Le 9 juin 2025, Sylvester Stewart alias Sly Stone s’est éteint à Los Angeles à l’âge de 82 ans. Derrière les paillettes psychédéliques et les grooves effervescents, ce pionnier états-unien du funk laisse une empreinte culturelle et politique d’une rare densité.
Il fut l’un des artistes les plus novateurs du XXe siècle. Fondateur du groupe Sly and the Family Stone, Sly Stone a profondément transformé le paysage musical mondial, au croisement du funk, de la soul, du rock et de la contre-culture. Le musicien est décédé des suites d’une maladie pulmonaire chronique, entouré de ses proches. Si la nouvelle de son décès bouleverse la scène musicale mondiale, elle offre aussi une occasion de revisiter un legs artistique qui déborde largement du champ du divertissement.
Né au Texas en 1943 et élevé en Californie dans une famille religieuse, Sly Stone se forme très tôt à la musique gospel. Multi-instrumentiste surdoué, il devient producteur et animateur radio avant de fonder, en 1966, un groupe qui ne ressemble à aucun autre : Sly and the Family Stone. Un collectif mixte, tant sur le plan racial que genré fait rare, voire révolutionnaire à l’époque, où Noirs et Blancs, hommes et femmes, partagent la scène et la création. Le choix est hautement politique, en plein contexte de luttes pour les droits civiques aux États-Unis d’Amérique.
À travers des titres comme Everyday People, Family Affair ou Thank You (Falettinme Be Mice Elf Agin), le groupe impose une esthétique nouvelle. Le groove est tendu, syncopé, électrisant. Le message est clair : la musique est un vecteur de transformation sociale. Si James Brown a codifié le funk, Sly Stone en a démultiplié les possibilités harmoniques, narratives et spirituelles. Le genre devient un moyen de résistance, d’affirmation identitaire et d’utopie collective.

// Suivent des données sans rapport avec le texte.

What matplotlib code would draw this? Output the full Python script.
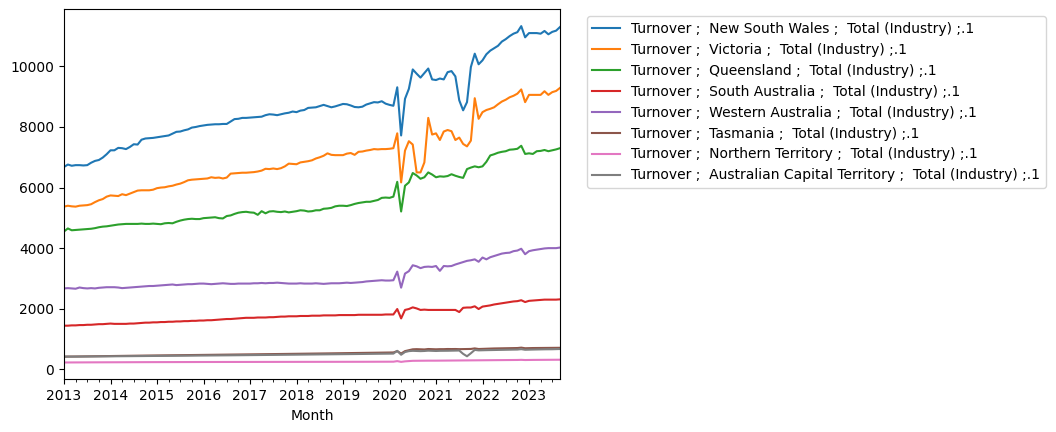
import matplotlib
matplotlib.use("Agg")
import matplotlib.pyplot as plt
import pandas as pd

# monthly turnover, Jan 2013 - Sep 2023
months = pd.date_range("2013-01-01", periods=129, freq="MS")

nsw = [6680, 6760, 6720, 6740, 6740, 6730, 6740, 6820, 6880, 6910, 6990, 7100,
       7230, 7230, 7310, 7300, 7270, 7340, 7430, 7420, 7580, 7620, 7630, 7640,
       7660, 7680, 7700, 7720, 7780, 7840, 7850, 7890, 7920, 7980, 8000, 8030,
       8050, 8070, 8080, 8090, 8090, 8100, 8100, 8180, 8260, 8270, 8300, 8300,
       8310, 8320, 8330, 8340, 8390, 8420, 8410, 8390, 8420, 8450, 8470, 8510,
       8490, 8540, 8560, 8630, 8640, 8650, 8690, 8730, 8690, 8650, 8680, 8720,
       8760, 8750, 8710, 8660, 8650, 8670, 8740, 8780, 8820, 8810, 8850, 8770,
       8730, 8700, 9310, 7720, 8930, 9260, 9900, 9760, 9630, 9780, 9930, 9570,
       9550, 9600, 9570, 9810, 9845, 9670, 8880, 8550, 8820, 9980, 10420, 10070,
       10200, 10400, 10520, 10600, 10680, 10820, 10900, 11000, 11080, 11130, 11330, 10960,
       11100, 11100, 11100, 11080, 11170, 11060, 11140, 11180, 11300]

vic = [5370, 5400, 5380, 5370, 5400, 5410, 5420, 5450, 5520, 5580, 5620, 5700,
       5740, 5730, 5720, 5780, 5750, 5800, 5850, 5900, 5910, 5910, 5910, 5930,
       5980, 6000, 6010, 6040, 6060, 6100, 6130, 6180, 6240, 6260, 6270, 6280,
       6290, 6300, 6340, 6320, 6330, 6300, 6330, 6460, 6470, 6480, 6490, 6490,
       6500, 6510, 6530, 6560, 6620, 6610, 6630, 6610, 6640, 6700, 6790, 6780,
       6770, 6830, 6850, 6870, 6900, 6960, 7000, 7050, 7130, 7080, 7070, 7070,
       7070, 7120, 7140, 7080, 7180, 7190, 7220, 7240, 7270, 7260, 7270, 7270,
       7280, 7300, 7790, 6170, 7220, 7530, 7420, 6500, 6500, 6830, 8300, 7750,
       7790, 7570, 7850, 7900, 7860, 7570, 7650, 7440, 7360, 7550, 8950, 8270,
       8490, 8560, 8600, 8650, 8750, 8840, 8900, 8980, 9030, 9100, 9240, 8820,
       9060, 9060, 9060, 9060, 9180, 9060, 9150, 9190, 9290]

qld = [4550, 4650, 4590, 4600, 4610, 4620, 4630, 4640, 4660, 4690, 4710, 4720,
       4740, 4760, 4780, 4790, 4800, 4800, 4800, 4800, 4810, 4800, 4800, 4810,
       4800, 4790, 4820, 4830, 4820, 4870, 4910, 4940, 4960, 4970, 4960, 4960,
       4990, 5000, 5010, 5020, 4990, 4980, 5060, 5080, 5130, 5170, 5190, 5200,
       5180, 5170, 5100, 5220, 5150, 5210, 5220, 5200, 5190, 5210, 5180, 5200,
       5220, 5250, 5240, 5210, 5220, 5250, 5250, 5300, 5310, 5330, 5380, 5400,
       5400, 5390, 5420, 5460, 5490, 5510, 5530, 5530, 5560, 5590, 5660, 5670,
       5660, 5700, 6190, 5210, 6060, 6170, 6480, 6400, 6290, 6340, 6500, 6430,
       6340, 6370, 6360, 6380, 6440, 6390, 6350, 6320, 6610, 6660, 6700, 6670,
       6700, 6850, 7060, 7100, 7150, 7180, 7200, 7250, 7260, 7280, 7380, 7110,
       7130, 7110, 7200, 7210, 7240, 7200, 7230, 7260, 7300]

sa = [1440, 1440, 1450, 1450, 1460, 1460, 1470, 1470, 1480, 1490, 1490, 1500,
      1510, 1500, 1500, 1500, 1500, 1510, 1510, 1520, 1530, 1540, 1540, 1550,
      1550, 1560, 1560, 1570, 1570, 1580, 1580, 1590, 1590, 1600, 1600, 1610,
      1610, 1620, 1620, 1630, 1640, 1650, 1660, 1660, 1670, 1680, 1690, 1700,
      1700, 1700, 1710, 1710, 1710, 1720, 1720, 1730, 1740, 1740, 1750, 1750,
      1750, 1760, 1760, 1760, 1770, 1770, 1770, 1780, 1780, 1780, 1780, 1790,
      1790, 1790, 1790, 1790, 1800, 1800, 1800, 1800, 1800, 1800, 1800, 1810,
      1810, 1810, 1990, 1680, 1960, 1990, 2045, 2010, 1960, 1970, 1960, 1960,
      1960, 1960, 1960, 1960, 1960, 1960, 1890, 2030, 2040, 2040, 2080, 1990,
      2070, 2090, 2110, 2140, 2160, 2180, 2200, 2220, 2240, 2250, 2280, 2220,
      2260, 2270, 2280, 2290, 2300, 2300, 2300, 2300, 2310]

wa = [2670, 2680, 2670, 2660, 2700, 2680, 2670, 2680, 2670, 2690, 2700, 2710,
      2710, 2710, 2700, 2680, 2690, 2700, 2710, 2720, 2730, 2740, 2750, 2750,
      2760, 2770, 2780, 2790, 2800, 2780, 2790, 2800, 2810, 2810, 2820, 2830,
      2830, 2820, 2810, 2820, 2830, 2840, 2830, 2820, 2820, 2830, 2830, 2830,
      2830, 2840, 2840, 2850, 2840, 2850, 2850, 2860, 2850, 2840, 2830, 2830,
      2830, 2840, 2830, 2830, 2830, 2840, 2830, 2820, 2830, 2840, 2840, 2840,
      2850, 2860, 2850, 2860, 2870, 2880, 2900, 2910, 2920, 2930, 2940, 2930,
      2930, 2940, 3225, 2695, 3160, 3240, 3435, 3400, 3340, 3380, 3390, 3380,
      3410, 3250, 3410, 3400, 3410, 3460, 3500, 3540, 3580, 3600, 3630, 3550,
      3690, 3630, 3700, 3740, 3780, 3820, 3840, 3850, 3900, 3920, 3980, 3800,
      3900, 3930, 3950, 3970, 3990, 4000, 4000, 4000, 4020]

tas = [415, 420, 420, 422, 424, 425, 427, 428, 430, 432, 434, 436,
       438, 440, 442, 443, 444, 446, 448, 450, 452, 453, 455, 456,
       458, 459, 460, 462, 463, 465, 466, 468, 470, 471, 472, 474,
       475, 477, 478, 480, 481, 483, 485, 486, 488, 489, 490, 492,
       493, 495, 496, 498, 500, 501, 503, 504, 506, 507, 509, 510,
       512, 513, 515, 517, 518, 520, 522, 524, 525, 527, 529, 530,
       532, 534, 535, 537, 539, 540, 542, 544, 546, 548, 550, 552,
       554, 556, 600, 520, 600, 630, 660, 665, 660, 655, 670, 665,
       660, 665, 665, 670, 668, 670, 665, 668, 670, 672, 690, 670,
       675, 680, 685, 688, 690, 692, 695, 698, 700, 702, 715, 695,
       700, 702, 703, 704, 705, 706, 706, 707, 710]

nt = [225, 226, 226, 227, 228, 228, 229, 229, 230, 230, 231, 231,
      232, 232, 233, 233, 234, 234, 235, 235, 235, 236, 236, 237,
      237, 237, 238, 238, 238, 239, 239, 239, 240, 240, 240, 240,
      241, 241, 241, 241, 242, 242, 242, 242, 243, 243, 243, 243,
      243, 244, 244, 244, 244, 244, 245, 245, 245, 245, 245, 245,
      246, 246, 246, 246, 246, 246, 247, 247, 247, 247, 247, 247,
      247, 248, 248, 248, 248, 248, 249, 249, 249, 249, 250, 250,
      250, 251, 270, 245, 262, 270, 280, 282, 282, 283, 285, 284,
      285, 286, 287, 288, 289, 290, 290, 291, 292, 293, 296, 293,
      295, 297, 299, 301, 303, 304, 305, 306, 307, 308, 312, 306,
      309, 310, 311, 312, 313, 313, 314, 315, 316]

act = [420, 418, 418, 420, 420, 421, 422, 423, 424, 425, 426, 427,
       428, 429, 430, 431, 432, 433, 434, 435, 436, 437, 438, 439,
       440, 441, 442, 443, 445, 446, 447, 448, 449, 450, 452, 453,
       454, 455, 456, 458, 459, 460, 461, 462, 464, 465, 466, 467,
       468, 470, 471, 472, 473, 475, 476, 477, 478, 480, 481, 482,
       483, 485, 486, 487, 489, 490, 491, 493, 494, 495, 497, 498,
       499, 501, 502, 504, 505, 506, 508, 509, 511, 512, 514, 515,
       517, 518, 610, 480, 570, 600, 610, 605, 600, 605, 615, 610,
       605, 610, 610, 612, 615, 618, 620, 510, 430, 530, 640, 625,
       630, 632, 635, 638, 640, 642, 645, 648, 650, 652, 665, 645,
       650, 652, 655, 657, 660, 660, 662, 665, 670]

states = ["New South Wales", "Victoria", "Queensland", "South Australia",
          "Western Australia", "Tasmania", "Northern Territory",
          "Australian Capital Territory"]
series = [nsw, vic, qld, sa, wa, tas, nt, act]

cols = {}
for name, vals in zip(states, series):
    cols["Turnover ;  " + name + " ;  Total (Industry) ;.1"] = vals

df = pd.DataFrame(cols, index=months)
df.index.name = "Month"

fig = plt.figure(figsize=(10.56, 4.32), dpi=100)
ax = fig.add_axes([64 / 1056, 52.7 / 432, 496 / 1056, 370 / 432])
df.plot(ax=ax)
ax.legend(bbox_to_anchor=(1.04, 1), loc="upper left")

fig.savefig("out.png", dpi=100)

Au tournant des années 1970, le succès du groupe est fulgurant. There’s a Riot Goin’ On (1971) marque un virage plus sombre, lucide sur la désillusion post-hippie et la violence raciale persistante. L’album anticipe, par son ton grave et son tempo ralenti, l’émergence d’un funk introspectif, quasi crépusculaire. Prince, George Clinton, D’Angelo, Dr. Dre ou encore Public Enemy y puiseront une large part de leur inspiration.
Mais la trajectoire personnelle de Sly Stone bascule. Reclus, en proie à des addictions, il sombre progressivement dans l’oubli. Des décennies durant, l’architecte du funk moderne disparaît de la scène, au point de devenir une figure quasi mythique, entre errance et culte underground. Ce n’est qu’en 2023 qu’il refait surface avec la parution de ses mémoires, Thank You (Falettinme Be Mice Elf Agin), saluées pour leur sincérité et leur intelligence narrative. Le documentaire Sly Lives!, produit par Questlove, en a récemment ravivé l’éclat.
Le décès de Sly Stone suscite une vague d’hommages à travers le monde. Au-delà de la nostalgie, c’est une œuvre profondément actuelle que redécouvre le public. L’insistance sur l’unité dans la diversité, la critique des hiérarchies raciales, la valorisation des identités collectives et hybrides, autant de thèmes qui résonnent fortement avec les débats contemporains.
Dans un contexte international marqué par la montée des crispations identitaires et les fractures sociales, la musique de Sly Stone apparaît comme un antidote. Son funk ne prônait pas le repli, mais la fusion. Sa vision, à la fois exigeante et joyeuse, s’adressait à une humanité plurielle.
Sly Stone ne fut jamais un simple amuseur. Il fut un expérimentateur, un passeur, un prophète musical. Son influence traverse les frontières culturelles et géographiques, bien au-delà des États-Unis d’Amérique. Elle rappelle que la musique peut servir à autre chose qu’au divertissement : elle peut inventer des futurs désirables.
En 2025, dans un monde où la quête de sens se confronte à des mutations accélérées, cette disparition n’est pas une fin. C’est un rappel. Celui que certaines œuvres, et certains artistes, continuent à vivre dans la mémoire collective comme autant de repères dans la tempête.